M4L now teaches other moms to brush off the name-calling and keep going. I call it “compartmentalizing” and I’ve gotten pretty good at it too in the past 3 years. In fact, I open my book Levi’s Unbuttoned with this quote from Epictetus: If evil be said of thee, and if it be true, correct thyself; if it be a lie, laugh at it.
We’ve both learned to laugh at it. Because it isn’t true. We aren’t racists or terrorists or members of hate groups. Even if one of the M4L members used a poorly thought through quote from Hitler in some collateral produced for their local chapter.
The crudely chosen quote used was: “He alone, who OWNS the youth, GAINS the future.” It’s a good rule not to quote Hitler even if you’re doing it to demonstrate what you believe you are dealing with from the opposing side. But again, no reasonable person could have actually believed that this M4L chapter lead was asserting the organization’s true Nazi intentions. Could they?
I’ve never met Tiffany in person. We’ve talked on the phone in the past 2 1/2 years maybe 5 times. I’ve been on her podcast Joyful Warriors with my husband. We email each other. We text sometimes. I’ve never spoken at a Moms for Liberty event. I’m not a member. I haven’t given them any money or been given any money from them. I never bought a t-shirt.
Tiffany and I are allies. And supportive of each other, as much as you can be, never having shared a meal, or a cocktail or even a conversation in real life.

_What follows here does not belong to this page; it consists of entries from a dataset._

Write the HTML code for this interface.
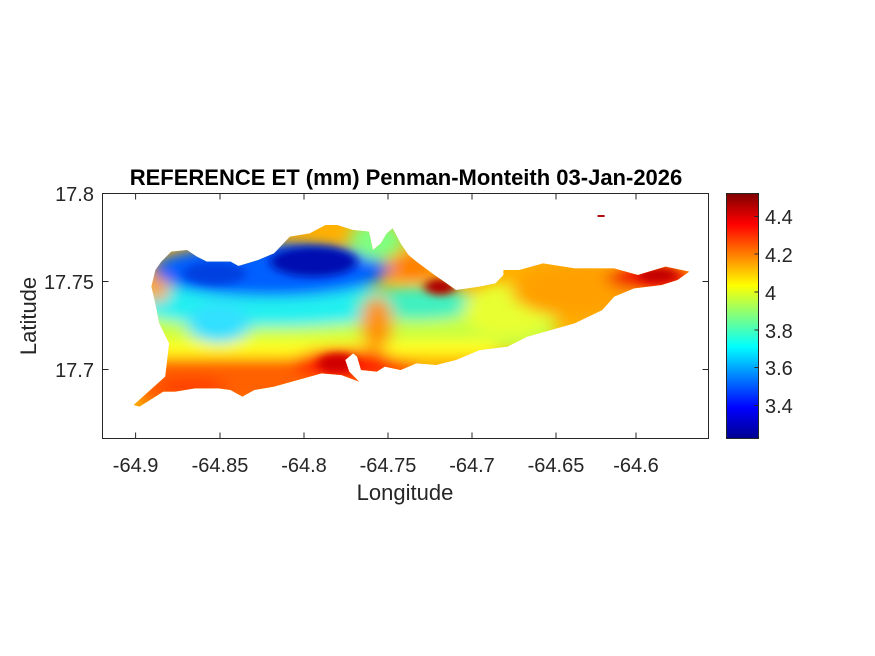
<!DOCTYPE html>
<html><head><meta charset="utf-8"><style>
html,body{margin:0;padding:0;background:#fff;width:875px;height:656px;overflow:hidden}
svg text{font-family:"Liberation Sans",Arial,sans-serif}
</style></head><body>
<svg width="875" height="656" viewBox="0 0 875 656" xmlns="http://www.w3.org/2000/svg">
<defs>
<linearGradient id="jet" x1="0" y1="1" x2="0" y2="0">
<stop offset="0" stop-color="#00008f"/>
<stop offset="0.125" stop-color="#0000ff"/>
<stop offset="0.375" stop-color="#00ffff"/>
<stop offset="0.625" stop-color="#ffff00"/>
<stop offset="0.875" stop-color="#ff0000"/>
<stop offset="1" stop-color="#800000"/>
</linearGradient>
<clipPath id="isl">
<polygon points="85,645 165,560 175,460 150,400 140,340 130,290 140,240 155,215 180,185 220,180 245,200 270,215 330,215 350,228 400,210 440,190 480,140 530,130 570,105 600,105 640,120 680,125 690,180 710,160 725,130 740,115 760,160 780,195 800,215 840,250 870,275 900,300 960,290 1000,280 1020,255 1020,240 1060,240 1120,220 1200,235 1300,235 1360,255 1430,230 1490,245 1460,270 1420,285 1350,295 1300,320 1270,360 1200,400 1140,420 1080,440 1030,470 960,480 900,510 850,525 800,520 760,540 720,530 700,545 660,540 650,500 640,490 620,510 630,545 655,575 610,555 560,550 500,570 440,590 390,600 360,620 330,600 300,595 240,595 190,605 160,605 100,650"/>
</clipPath>
<filter id="bl" x="-50%" y="-50%" width="200%" height="200%"><feGaussianBlur stdDeviation="20"/></filter>
<filter id="bs" x="-50%" y="-50%" width="200%" height="200%"><feGaussianBlur stdDeviation="12"/></filter>
</defs>
<rect x="102.5" y="193.5" width="606" height="245" fill="#fff" stroke="#262626" stroke-width="1"/>
<g transform="translate(100,190) scale(0.3955,0.3333)">
<g clip-path="url(#isl)">
<rect x="0" y="0" width="1550" height="780" fill="#ffb000"/>
<g filter="url(#bl)">
<rect x="100" y="350" width="1050" height="130" fill="#c8ff40"/>
<rect x="100" y="450" width="900" height="50" fill="#ffff20"/>
<rect x="100" y="510" width="700" height="130" fill="#ff6000"/>
<ellipse cx="430" cy="340" rx="360" ry="70" fill="#20f0f0"/>
<ellipse cx="300" cy="400" rx="80" ry="60" fill="#30e0ff"/>
<ellipse cx="430" cy="240" rx="300" ry="80" fill="#0060ff"/>
<ellipse cx="800" cy="340" rx="160" ry="50" fill="#40f0c0"/>
<ellipse cx="1030" cy="360" rx="110" ry="80" fill="#e8ff30"/>
<ellipse cx="700" cy="150" rx="70" ry="60" fill="#80ff80"/>
<ellipse cx="1200" cy="300" rx="160" ry="80" fill="#ffa000"/>
<ellipse cx="1390" cy="265" rx="110" ry="35" fill="#f01000"/>
<ellipse cx="145" cy="300" rx="25" ry="40" fill="#ffa020"/>
<ellipse cx="700" cy="400" rx="40" ry="80" fill="#ff9000"/>
<ellipse cx="620" cy="520" rx="130" ry="45" fill="#ff2000"/>
<ellipse cx="230" cy="590" rx="90" ry="30" fill="#ff4000"/>
<ellipse cx="790" cy="230" rx="60" ry="40" fill="#ff8000"/>
</g>
<g filter="url(#bs)">
<ellipse cx="540" cy="215" rx="110" ry="45" fill="#0010b0"/>
<ellipse cx="290" cy="250" rx="80" ry="35" fill="#0040e0"/>
<ellipse cx="860" cy="290" rx="40" ry="25" fill="#b00000"/>
<ellipse cx="600" cy="520" rx="50" ry="30" fill="#d00000"/>
<ellipse cx="1410" cy="255" rx="50" ry="20" fill="#c00000"/>
</g>
</g>
<rect x="1258" y="75" width="18" height="6" fill="#b01010"/>
</g>
<g stroke="#262626" stroke-width="1">
<path d="M135.6,193.5v6M220,193.5v6M304,193.5v6M388,193.5v6M472,193.5v6M556,193.5v6M636,193.5v6"/>
<path d="M135.6,438.5v-6M220,438.5v-6M304,438.5v-6M388,438.5v-6M472,438.5v-6M556,438.5v-6M636,438.5v-6"/>
<path d="M102.5,281.5h6M102.5,369.5h6M708.5,281.5h-6M708.5,369.5h-6"/>
</g>
<g font-size="20" fill="#262626" text-anchor="middle">
<text x="135.6" y="472">-64.9</text>
<text x="220" y="472">-64.85</text>
<text x="304" y="472">-64.8</text>
<text x="388" y="472">-64.75</text>
<text x="472" y="472">-64.7</text>
<text x="556" y="472">-64.65</text>
<text x="636" y="472">-64.6</text>
</g>
<g font-size="20" fill="#262626" text-anchor="end">
<text x="94" y="201">17.8</text>
<text x="94" y="289">17.75</text>
<text x="94" y="377">17.7</text>
</g>
<text x="405" y="500" font-size="22" fill="#262626" text-anchor="middle">Longitude</text>
<text transform="translate(36,316) rotate(-90)" font-size="22" fill="#262626" text-anchor="middle">Latitude</text>
<text x="406" y="185" font-size="22" font-weight="bold" fill="#000" text-anchor="middle">REFERENCE ET (mm) Penman-Monteith 03-Jan-2026</text>
<rect x="726.5" y="193.5" width="32" height="245" fill="url(#jet)" stroke="#262626" stroke-width="1"/>
<g stroke="#262626" stroke-width="1">
<path d="M758.5,216.5h-4M758.5,254h-4M758.5,292h-4M758.5,330h-4M758.5,367.5h-4M758.5,405.5h-4"/>
</g>
<g font-size="20" fill="#262626">
<text x="765" y="224">4.4</text>
<text x="765" y="262">4.2</text>
<text x="765" y="300">4</text>
<text x="765" y="338">3.8</text>
<text x="765" y="375">3.6</text>
<text x="765" y="413">3.4</text>
</g>
</svg>
</body></html>
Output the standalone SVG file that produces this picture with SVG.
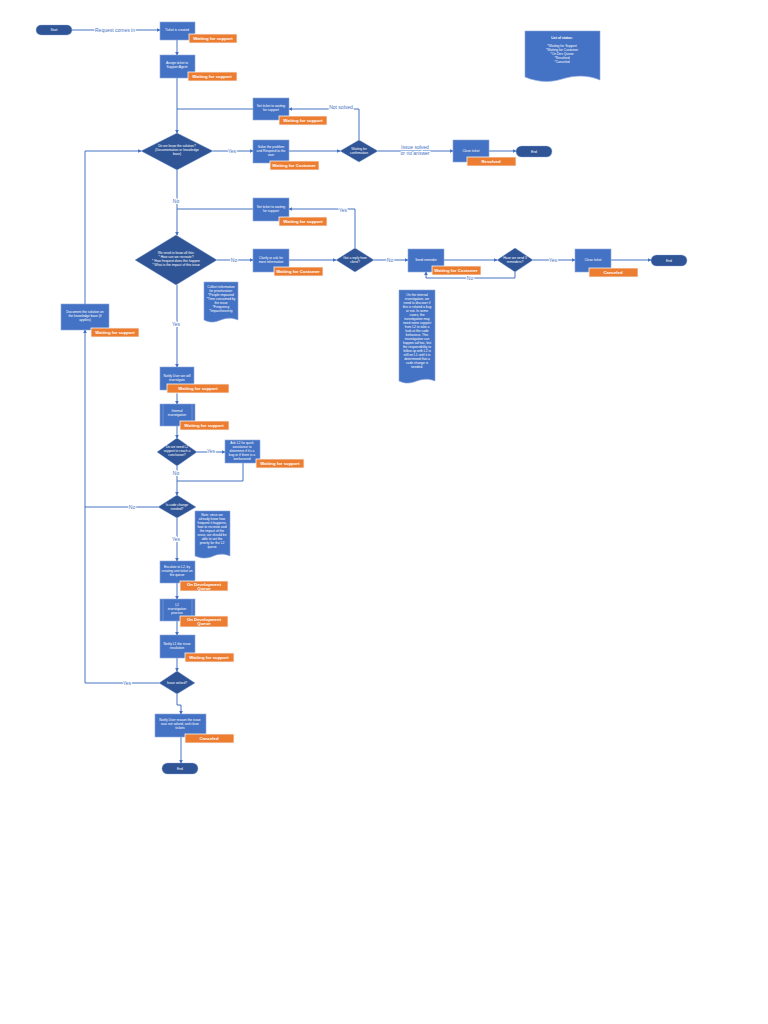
<svg xmlns="http://www.w3.org/2000/svg" width="768" height="1024" viewBox="0 0 768 1024">
<style>
.b{fill:#4472c4;stroke:#8faadc;stroke-width:0.6}
.d{fill:#2f5597;stroke:#8faadc;stroke-width:0.4}
.p{fill:#3a62ad;stroke:#8faadc;stroke-width:0.4}
.t{fill:#ed7d31;stroke:#f4f4f4;stroke-width:0.8}
text{font-family:"Liberation Sans",Arial,sans-serif}
.w{fill:#fff;font-size:3.3px;text-anchor:middle}
.o{fill:#fff;font-size:4.3px;font-weight:bold;text-anchor:middle}
.l{fill:#4472c4;font-size:5px;text-anchor:middle}
.c{fill:none;stroke:#4472c4;stroke-width:1}
</style>
<defs><marker id="a" viewBox="0 0 6 6" refX="5" refY="3" markerWidth="4" markerHeight="4" orient="auto"><path d="M0,0L6,3L0,6z" fill="#4472c4"/></marker></defs>
<g id="connectors">
<path class="c" marker-end="url(#a)" d="M72,30H160"/>
<path class="c" marker-end="url(#a)" d="M177,40V55"/>
<path class="c" marker-end="url(#a)" d="M177,78V133"/>
<path class="c" d="M253,109H177"/>
<path class="c" marker-end="url(#a)" d="M359,140V109H289"/>
<path class="c" marker-end="url(#a)" d="M213,151H253"/>
<path class="c" marker-end="url(#a)" d="M289,151H340"/>
<path class="c" marker-end="url(#a)" d="M378,151H453"/>
<path class="c" marker-end="url(#a)" d="M489,151H516"/>
<path class="c" marker-end="url(#a)" d="M177,170V235"/>
<path class="c" d="M253,209H177"/>
<path class="c" marker-end="url(#a)" d="M355,248V209H289"/>
<path class="c" marker-end="url(#a)" d="M217,260H253"/>
<path class="c" marker-end="url(#a)" d="M289,260H336"/>
<path class="c" marker-end="url(#a)" d="M374,260H408"/>
<path class="c" marker-end="url(#a)" d="M444,260H497"/>
<path class="c" marker-end="url(#a)" d="M515,272V278H426V272"/>
<path class="c" marker-end="url(#a)" d="M533,260H575"/>
<path class="c" marker-end="url(#a)" d="M611,260H651"/>
<path class="c" marker-end="url(#a)" d="M85,304V151H141"/>
<path class="c" marker-end="url(#a)" d="M177,285V367"/>
<path class="c" marker-end="url(#a)" d="M177,390V404"/>
<path class="c" marker-end="url(#a)" d="M177,426V438"/>
<path class="c" marker-end="url(#a)" d="M197,452H225"/>
<path class="c" d="M243,463V481H177"/>
<path class="c" marker-end="url(#a)" d="M177,466V495"/>
<path class="c" d="M158,507H85"/>
<path class="c" marker-end="url(#a)" d="M85,683V330"/>
<path class="c" marker-end="url(#a)" d="M177,518V561"/>
<path class="c" marker-end="url(#a)" d="M177,583V599"/>
<path class="c" marker-end="url(#a)" d="M177,621V635"/>
<path class="c" marker-end="url(#a)" d="M177,658V671"/>
<path class="c" d="M159,683H85"/>
<path class="c" marker-end="url(#a)" d="M177,694V705H181V714"/>
<path class="c" marker-end="url(#a)" d="M181,737V763"/>
<g style="paint-order:stroke" stroke="#fff" stroke-width="2">
<text class="l" x="115" y="32">Request comes in</text>
<text class="l" x="341" y="109">Not solved</text>
<text class="l" x="232" y="153">Yes</text>
<text class="l" x="415" y="149">Issue solved</text><text class="l" x="415" y="155">or no answer</text>
<text class="l" x="176" y="203">No</text>
<text class="l" x="343" y="212">Yes</text>
<text class="l" x="234" y="262">No</text>
<text class="l" x="390" y="262">No</text>
<text class="l" x="470" y="280">No</text>
<text class="l" x="553" y="262">Yes</text>
<text class="l" x="176" y="326">Yes</text>
<text class="l" x="211" y="453">Yes</text>
<text class="l" x="176" y="475">No</text>
<text class="l" x="132" y="509">No</text>
<text class="l" x="176" y="541">Yes</text>
<text class="l" x="127" y="685">Yes</text>
</g>
</g>
<g id="start"><rect class="d" x="36" y="25" width="36" height="10" rx="5"/><text class="w" x="54" y="31">Start</text></g>
<g id="ticket"><rect class="b" x="160" y="22" width="35" height="18"/><text class="w" x="177" y="31">Ticket is created</text><rect class="t" x="189" y="34" width="48" height="9"/><text class="o" x="213" y="40">Waiting for support</text></g>
<g id="assign"><rect class="b" x="160" y="55" width="35" height="23"/><text class="w" x="177" y="64">Assign ticket to<tspan x="177" dy="4">Support Agent</tspan></text><rect class="t" x="188" y="72" width="49" height="9"/><text class="o" x="212" y="78">Waiting for support</text></g>
<g id="setwait1"><rect class="b" x="253" y="98" width="36" height="22"/><text class="w" x="271" y="107">Set ticket to waiting<tspan x="271" dy="4">for support</tspan></text><rect class="t" x="279" y="116" width="48" height="9"/><text class="o" x="303" y="122">Waiting for support</text></g>
<g id="know"><path class="d" d="M177,133L213,151L177,170L141,151z"/><text class="w" x="177" y="147">Do we know the solution?<tspan x="177" dy="4">(Documentation or knowledge</tspan><tspan x="177" dy="4">base)</tspan></text></g>
<g id="solve"><rect class="b" x="253" y="140" width="36" height="23"/><text class="w" x="271" y="148">Solve the problem<tspan x="271" dy="4">and Respond to the</tspan><tspan x="271" dy="4">user</tspan></text><rect class="t" x="270" y="161" width="49" height="9"/><text class="o" x="294" y="167">Waiting for Customer</text></g>
<g id="confirm"><path class="d" d="M359,140L378,151L359,162L340,151z"/><text class="w" x="359" y="150">Waiting for<tspan x="359" dy="4">confirmation</tspan></text></g>
<g id="close1"><rect class="b" x="453" y="140" width="36" height="22"/><text class="w" x="471" y="152">Close ticket</text><rect class="t" x="467" y="157" width="49" height="9"/><text class="o" x="491" y="163">Resolved</text></g>
<g id="end1"><rect class="d" x="516" y="146" width="36" height="11" rx="5.5"/><text class="w" x="534" y="152.5">End</text></g>
<g id="status"><path class="b" d="M525,31H600V80C588,75 575,75 562,79C550,83 537,82 525,77z"/><text class="w" x="562" y="39" font-weight="bold">List of status:</text><text class="w" x="562" y="47">*Waiting for Support<tspan x="562" dy="4">*Waiting for Customer</tspan><tspan x="562" dy="4">*On Dev Queue</tspan><tspan x="562" dy="4">*Resolved</tspan><tspan x="562" dy="4">*Canceled</tspan></text></g>
<g id="setwait2"><rect class="b" x="253" y="198" width="36" height="23"/><text class="w" x="271" y="208">Set ticket to waiting<tspan x="271" dy="4">for support</tspan></text><rect class="t" x="279" y="217" width="48" height="9"/><text class="o" x="303" y="223">Waiting for support</text></g>
<g id="needknow"><path class="d" d="M176,235L217,260L176,285L135,260z"/><text class="w" x="176" y="254">We need to know all this:<tspan x="176" dy="4">* How can we recreate?</tspan><tspan x="176" dy="4">* How frequent does this happen</tspan><tspan x="176" dy="4">* What is the impact of this issue</tspan></text></g>
<g id="clarify"><rect class="b" x="253" y="249" width="36" height="23"/><text class="w" x="271" y="259">Clarify or ask for<tspan x="271" dy="4">more information</tspan></text><rect class="t" x="274" y="267" width="49" height="9"/><text class="o" x="298" y="273">Waiting for Customer</text></g>
<g id="reply"><path class="d" d="M355,248L374,260L355,272L336,260z"/><text class="w" x="355" y="259">Got a reply from<tspan x="355" dy="4">client?</tspan></text></g>
<g id="reminder"><rect class="b" x="408" y="249" width="36" height="23"/><text class="w" x="426" y="261">Send reminder</text><rect class="t" x="432" y="266" width="49" height="9"/><text class="o" x="456" y="272">Waiting for Customer</text></g>
<g id="three"><path class="d" d="M515,248L533,260L515,272L497,260z"/><text class="w" x="515" y="259">Have we send 3<tspan x="515" dy="4">reminders?</tspan></text></g>
<g id="close2"><rect class="b" x="575" y="249" width="36" height="23"/><text class="w" x="593" y="261">Close ticket</text><rect class="t" x="589" y="268" width="49" height="9"/><text class="o" x="613" y="274">Canceled</text></g>
<g id="end2"><rect class="d" x="651" y="255" width="36" height="11" rx="5.5"/><text class="w" x="669" y="261.5">End</text></g>
<g id="collect"><path class="b" d="M204,282H238V320C231,317 225,318 218,321C213,323 208,322 204,320z"/><text class="w" x="221" y="288">Collect information<tspan x="221" dy="4">for prioritization:</tspan><tspan x="221" dy="4">*People impacted</tspan><tspan x="221" dy="4">*Time consumed by</tspan><tspan x="221" dy="4">the issue</tspan><tspan x="221" dy="4">*Frequency</tspan><tspan x="221" dy="4">*Impact/severity</tspan></text></g>
<g id="internalnote"><path class="b" d="M399,290H435V381C428,378 421,379 414,382C408,384 403,383 399,381z"/><text class="w" x="417" y="296">On the internal<tspan x="417" dy="4">investigation, we</tspan><tspan x="417" dy="4">need to discover if</tspan><tspan x="417" dy="4">this is related a bug</tspan><tspan x="417" dy="4">or not. In some</tspan><tspan x="417" dy="4">cases, the</tspan><tspan x="417" dy="4">investigation may</tspan><tspan x="417" dy="4">need some support</tspan><tspan x="417" dy="4">from L2 to take a</tspan><tspan x="417" dy="4">look at the code</tspan><tspan x="417" dy="4">behaviour. This</tspan><tspan x="417" dy="4">investigation can</tspan><tspan x="417" dy="4">happen ad hoc, but</tspan><tspan x="417" dy="4">the responsibility to</tspan><tspan x="417" dy="4">follow up with L2 is</tspan><tspan x="417" dy="4">still on L1 until it is</tspan><tspan x="417" dy="4">determined that a</tspan><tspan x="417" dy="4">code change is</tspan><tspan x="417" dy="4">needed.</tspan></text></g>
<g id="document"><rect class="b" x="61" y="304" width="48" height="26"/><text class="w" x="85" y="313">Document the solution on<tspan x="85" dy="4">the knowledge base (if</tspan><tspan x="85" dy="4">applies)</tspan></text><rect class="t" x="91" y="328" width="48" height="9"/><text class="o" x="115" y="334">Waiting for support</text></g>
<g id="notify"><rect class="b" x="160" y="367" width="34" height="23"/><text class="w" x="177" y="377">Notify User we will<tspan x="177" dy="4">investigate</tspan></text><rect class="t" x="167" y="384" width="62" height="9"/><text class="o" x="198" y="390">Waiting for support</text></g>
<g id="internal"><rect class="b" x="160" y="404" width="35" height="22"/><path d="M163,404V426M192,404V426" stroke="#8faadc" stroke-width="0.6"/><text class="w" x="177" y="412">Internal<tspan x="177" dy="4">investigation</tspan></text><rect class="t" x="180" y="421" width="49" height="9"/><text class="o" x="204" y="427">Waiting for support</text></g>
<g id="needl2"><path class="d" d="M177,438L197,452L177,466L157,452z"/><text class="w" x="177" y="448">Do we need L2<tspan x="177" dy="4">support to reach a</tspan><tspan x="177" dy="4">conclusion?</tspan></text></g>
<g id="askl2"><rect class="b" x="225" y="440" width="35" height="23"/><text class="w" x="242" y="444">Ask L2 for quick<tspan x="242" dy="4">assistance to</tspan><tspan x="242" dy="4">determine if it's a</tspan><tspan x="242" dy="4">bug or if there is a</tspan><tspan x="242" dy="4">workaround</tspan></text><rect class="t" x="256" y="459" width="48" height="9"/><text class="o" x="280" y="465">Waiting for support</text></g>
<g id="codechange"><path class="d" d="M177,495L196,507L177,518L158,507z"/><text class="w" x="177" y="506">Is code change<tspan x="177" dy="4">needed?</tspan></text></g>
<g id="note"><path class="b" d="M195,511H230V556C223,553 217,554 211,557C205,559 200,558 195,556z"/><text class="w" x="212" y="516">Note: since we<tspan x="212" dy="4">already know how</tspan><tspan x="212" dy="4">frequent it happens,</tspan><tspan x="212" dy="4">how to recreate and</tspan><tspan x="212" dy="4">the impact of the</tspan><tspan x="212" dy="4">issue, we should be</tspan><tspan x="212" dy="4">able to set the</tspan><tspan x="212" dy="4">priority for the L2</tspan><tspan x="212" dy="4">queue</tspan></text></g>
<g id="escalate"><rect class="b" x="160" y="561" width="35" height="22"/><text class="w" x="177" y="568">Escalate to L2, by<tspan x="177" dy="4">creating unit ticket on</tspan><tspan x="177" dy="4">the queue</tspan></text><rect class="t" x="180" y="581" width="48" height="10"/><text class="o" x="204" y="585.5">On Development<tspan x="204" dy="4.3">Queue</tspan></text></g>
<g id="l2inv"><rect class="b" x="160" y="599" width="35" height="22"/><path d="M163,599V621M192,599V621" stroke="#8faadc" stroke-width="0.6"/><text class="w" x="177" y="606">L2<tspan x="177" dy="4">investigation</tspan><tspan x="177" dy="4">process</tspan></text><rect class="t" x="180" y="616" width="48" height="11"/><text class="o" x="204" y="621">On Development<tspan x="204" dy="4.3">Queue</tspan></text></g>
<g id="notifyl1"><rect class="b" x="160" y="635" width="35" height="23"/><text class="w" x="177" y="645">Notify L1 the issue<tspan x="177" dy="4">resolution</tspan></text><rect class="t" x="185" y="653" width="49" height="9"/><text class="o" x="209" y="659">Waiting for support</text></g>
<g id="solved"><path class="d" d="M177,671L195,683L177,694L159,683z"/><text class="w" x="177" y="684">Issue solved?</text></g>
<g id="notifyuser"><rect class="b" x="155" y="714" width="51" height="23"/><text class="w" x="180" y="721">Notify User reason the issue<tspan x="180" dy="4">was not solved, and close</tspan><tspan x="180" dy="4">tickets</tspan></text><rect class="t" x="185" y="734" width="49" height="9"/><text class="o" x="209" y="740">Canceled</text></g>
<g id="end3"><rect class="d" x="162" y="763" width="36" height="11" rx="5.5"/><text class="w" x="180" y="769.5">End</text></g>
</svg>
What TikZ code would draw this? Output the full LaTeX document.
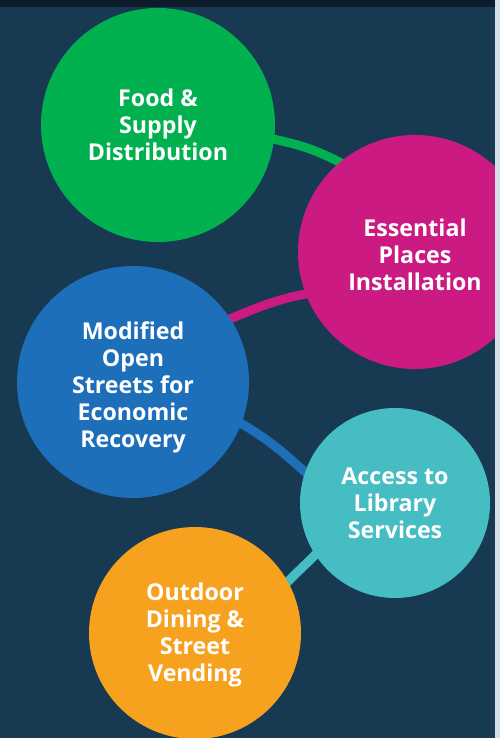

Tiffany has never expressed anything but acceptance and a willingness to collaborate with me; she has only offered me friendship and encouragement, despite our differences on other matters outside of education and parent involvement. She is not an anti-Semite. It’s ridiculous.
What we have in common unites us. Any differences we may have can be set aside.
I’d argue M4L members feel the same way. While the group leans Conservative, the member makeup is actually mixed. Tiffany told me: “Some are Republican and others have no party affiliation, and there are some Democrats. The vast majority of our members have never been particularly political in their lives.”
Marleatia “Tia” Bess is an M4L member. We met in my research looking for families to interview and feature in the documentary I am making about the impact to children and families from school closures and other restrictions during covid.
She lives in Middleburg, Florida, a small community about 25 miles outside of Jacksonville. She left Jacksonville during covid so that her son, who has learning challenges, could experience a more normal in-school experience during the height of the restrictions. In May, Tia became the National Director of Outreach for M4L.
Tia laughs at the suggestion that she might be in danger living in Florida as a black lesbian raising her three kids with her partner in a small rural community. She also smiles and waves off the idea that M4L is a hate group. She seems to embody the spirit of a Joyful Warrior that Tiffany talks about. She exudes joy and positivity. I feel lighter and more optimistic every time I talk with her.
Joy can be contagious. And those of us who have fought against what felt like the world in the past 3 years need some joy as we continue to advocate for not just our kids, but all of them.
“No one is going to fight for anything like a mom will fight for her kids,” Tiffany often says. And for many moms across the country, covid was a line in the sand. They will not let it happen again. They will be vigilant in fighting for normalcy for their children that they never realized before had been at risk.
I count myself among them. And we are that much stronger when we fight together.